> **WHAT IS ASKED**
Reproduce the listing word for word, leaving every picture behind.

> **MATERIAL PROVIDED**
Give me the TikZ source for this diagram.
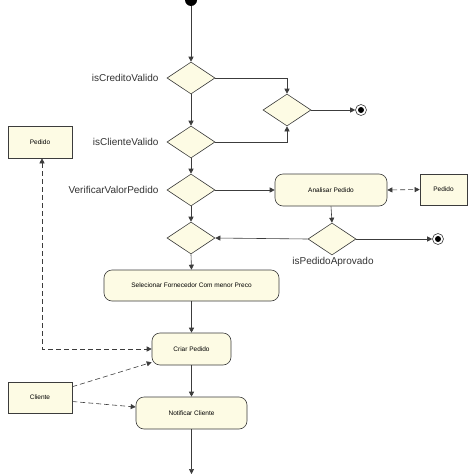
\documentclass[tikz,border=0pt]{standalone}
\usepackage{fontspec}
\setmainfont{Liberation Sans}
\usetikzlibrary{shapes.geometric,arrows.meta}
\definecolor{boxfill}{RGB}{253,251,228}
\definecolor{linec}{RGB}{60,60,60}
\begin{document}
\begin{tikzpicture}[x=1pt,y=-1pt,
  every path/.style={line width=0.6pt},
  flow/.style={draw=linec,-{Triangle[length=5pt,width=5pt]}},
  dep/.style={draw=linec,dash pattern=on 5pt off 3pt,-{Triangle[length=5pt,width=5pt]}},
  depboth/.style={draw=linec,dash pattern=on 5pt off 3pt,{Triangle[length=5pt,width=5pt]}-{Triangle[length=5pt,width=5pt]}},
  dec/.style={diamond,draw=linec,fill=boxfill,aspect=1.5,minimum width=48pt,minimum height=32pt,inner sep=0pt},
  act/.style={draw=linec,fill=boxfill,rounded corners=8pt,inner sep=0pt,font=\fontsize{6.5}{7}\selectfont},
  obj/.style={draw=linec,fill=boxfill,inner sep=0pt,font=\fontsize{6.5}{7}\selectfont},
  lbl/.style={text=black!80,font=\fontsize{10}{12}\selectfont,inner sep=0pt}]
\useasboundingbox (0,0) rectangle (474,474);
\fill[white] (0,0) rectangle (474,474);
% start
\node[circle,fill=black,minimum size=12pt,inner sep=0pt] (start) at (191,0) {};
% decisions
\node[dec] (d1) at (191,78) {};
\node[dec] (d2) at (191,142) {};
\node[dec] (d3) at (191,190) {};
\node[dec] (d4) at (191,238) {};
\node[dec] (merge) at (287,110) {};
\node[dec] (dp) at (332,239) {};
% ends
\node[circle,draw=linec,fill=white,minimum size=11pt,inner sep=0pt] (end1) at (361,110) {};
\fill[black] (end1) circle (3pt);
\node[circle,draw=linec,fill=white,minimum size=11pt,inner sep=0pt] (end2) at (438,239) {};
\fill[black] (end2) circle (3pt);
% labels
\node[lbl,anchor=east] (l1) at ([xshift=-8pt]d1.west) {isCreditoValido};
\node[lbl,anchor=east] (l2) at ([xshift=-8pt]d2.west) {isClienteValido};
\node[lbl,anchor=east] (l3) at ([xshift=-8pt]d3.west) {VerificarValorPedido};
\node[lbl] (l4) at (333,262) {isPedidoAprovado};
% activities
\node[act,minimum width=112pt,minimum height=32pt] (anal) at (331,190) {Analisar Pedido};
\node[act,minimum width=175pt,minimum height=31pt] (sel) at (191.5,285.5) {Selecionar Fornecedor Com menor Preco};
\node[act,minimum width=79pt,minimum height=32pt] (criar) at (191.5,349) {Criar Pedido};
\node[act,minimum width=111pt,minimum height=32pt] (notif) at (191.5,413) {Notificar Cliente};
% objects
\node[obj,minimum width=64pt,minimum height=32pt] (pedL) at (40,142) {Pedido};
\node[obj,minimum width=47pt,minimum height=31pt] (pedR) at (443.5,189.5) {Pedido};
\node[obj,minimum width=64pt,minimum height=31pt] (cli) at (40,397.5) {Cliente};
\coordinate (bottom) at (191.5,474);
% flows
\draw[flow] (start) -- (d1.north);
\draw[flow] (d1.south) -- (d2.north);
\draw[flow] (d2.south) -- (d3.north);
\draw[flow] (d3.south) -- (d4.north);
\draw[flow] (d4.south) -- (sel.north);
\draw[flow] (sel.south) -- (criar.north);
\draw[flow] (criar.south) -- (notif.north);
\draw[flow] (notif.south) -- (bottom);
\draw[flow] (d1.east) -| (merge.north);
\draw[flow] (d2.east) -| (merge.south);
\draw[flow] (merge.east) -- (end1.west);
\draw[flow] (d3.east) -- (anal.west);
\draw[flow] (anal.south) -- (dp.north);
\draw[flow] (dp.west) -- (d4.east);
\draw[flow] (dp.east) -- (end2.west);
% dependencies
\draw[depboth] (anal.east) -- (pedR.west);
\draw[depboth] ([xshift=2pt]pedL.south) |- (criar.west);
\draw[dep] ([yshift=-5pt]cli.north east) -- ([yshift=3pt]criar.south west);
\draw[dep] ([yshift=-4pt]cli.east) -- ([yshift=6pt]notif.west);
\end{tikzpicture}
\end{document}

> **THE COMPLETED TASK**
Give me the TikZ source for this diagram.
\documentclass[tikz,border=0pt]{standalone}
\usepackage{fontspec}
\setmainfont{Liberation Sans}
\usetikzlibrary{shapes.geometric,arrows.meta}
\definecolor{boxfill}{RGB}{253,251,228}
\definecolor{linec}{RGB}{60,60,60}
\begin{document}
\begin{tikzpicture}[x=1pt,y=-1pt,
  every path/.style={line width=0.6pt},
  flow/.style={draw=linec,-{Triangle[length=5pt,width=5pt]}},
  dep/.style={draw=linec,dash pattern=on 5pt off 3pt,-{Triangle[length=5pt,width=5pt]}},
  depboth/.style={draw=linec,dash pattern=on 5pt off 3pt,{Triangle[length=5pt,width=5pt]}-{Triangle[length=5pt,width=5pt]}},
  dec/.style={diamond,draw=linec,fill=boxfill,aspect=1.5,minimum width=48pt,minimum height=32pt,inner sep=0pt},
  act/.style={draw=linec,fill=boxfill,rounded corners=8pt,inner sep=0pt,font=\fontsize{6.5}{7}\selectfont},
  obj/.style={draw=linec,fill=boxfill,inner sep=0pt,font=\fontsize{6.5}{7}\selectfont},
  lbl/.style={text=black!80,font=\fontsize{10}{12}\selectfont,inner sep=0pt}]
\useasboundingbox (0,0) rectangle (474,474);
\fill[white] (0,0) rectangle (474,474);
% start
\node[circle,fill=black,minimum size=12pt,inner sep=0pt] (start) at (191,0) {};
% decisions
\node[dec] (d1) at (191,78) {};
\node[dec] (d2) at (191,142) {};
\node[dec] (d3) at (191,190) {};
\node[dec] (d4) at (191,238) {};
\node[dec] (merge) at (287,110) {};
\node[dec] (dp) at (332,239) {};
% ends
\node[circle,draw=linec,fill=white,minimum size=11pt,inner sep=0pt] (end1) at (361,110) {};
\fill[black] (end1) circle (3pt);
\node[circle,draw=linec,fill=white,minimum size=11pt,inner sep=0pt] (end2) at (438,239) {};
\fill[black] (end2) circle (3pt);
% labels
\node[lbl,anchor=east] (l1) at ([xshift=-8pt]d1.west) {isCreditoValido};
\node[lbl,anchor=east] (l2) at ([xshift=-8pt]d2.west) {isClienteValido};
\node[lbl,anchor=east] (l3) at ([xshift=-8pt]d3.west) {VerificarValorPedido};
\node[lbl] (l4) at (333,262) {isPedidoAprovado};
% activities
\node[act,minimum width=112pt,minimum height=32pt] (anal) at (331,190) {Analisar Pedido};
\node[act,minimum width=175pt,minimum height=31pt] (sel) at (191.5,285.5) {Selecionar Fornecedor Com menor Preco};
\node[act,minimum width=79pt,minimum height=32pt] (criar) at (191.5,349) {Criar Pedido};
\node[act,minimum width=111pt,minimum height=32pt] (notif) at (191.5,413) {Notificar Cliente};
% objects
\node[obj,minimum width=64pt,minimum height=32pt] (pedL) at (40,142) {Pedido};
\node[obj,minimum width=47pt,minimum height=31pt] (pedR) at (443.5,189.5) {Pedido};
\node[obj,minimum width=64pt,minimum height=31pt] (cli) at (40,397.5) {Cliente};
\coordinate (bottom) at (191.5,474);
% flows
\draw[flow] (start) -- (d1.north);
\draw[flow] (d1.south) -- (d2.north);
\draw[flow] (d2.south) -- (d3.north);
\draw[flow] (d3.south) -- (d4.north);
\draw[flow] (d4.south) -- (sel.north);
\draw[flow] (sel.south) -- (criar.north);
\draw[flow] (criar.south) -- (notif.north);
\draw[flow] (notif.south) -- (bottom);
\draw[flow] (d1.east) -| (merge.north);
\draw[flow] (d2.east) -| (merge.south);
\draw[flow] (merge.east) -- (end1.west);
\draw[flow] (d3.east) -- (anal.west);
\draw[flow] (anal.south) -- (dp.north);
\draw[flow] (dp.west) -- (d4.east);
\draw[flow] (dp.east) -- (end2.west);
% dependencies
\draw[depboth] (anal.east) -- (pedR.west);
\draw[depboth] ([xshift=2pt]pedL.south) |- (criar.west);
\draw[dep] ([yshift=-5pt]cli.north east) -- ([yshift=3pt]criar.south west);
\draw[dep] ([yshift=-4pt]cli.east) -- ([yshift=6pt]notif.west);
\end{tikzpicture}
\end{document}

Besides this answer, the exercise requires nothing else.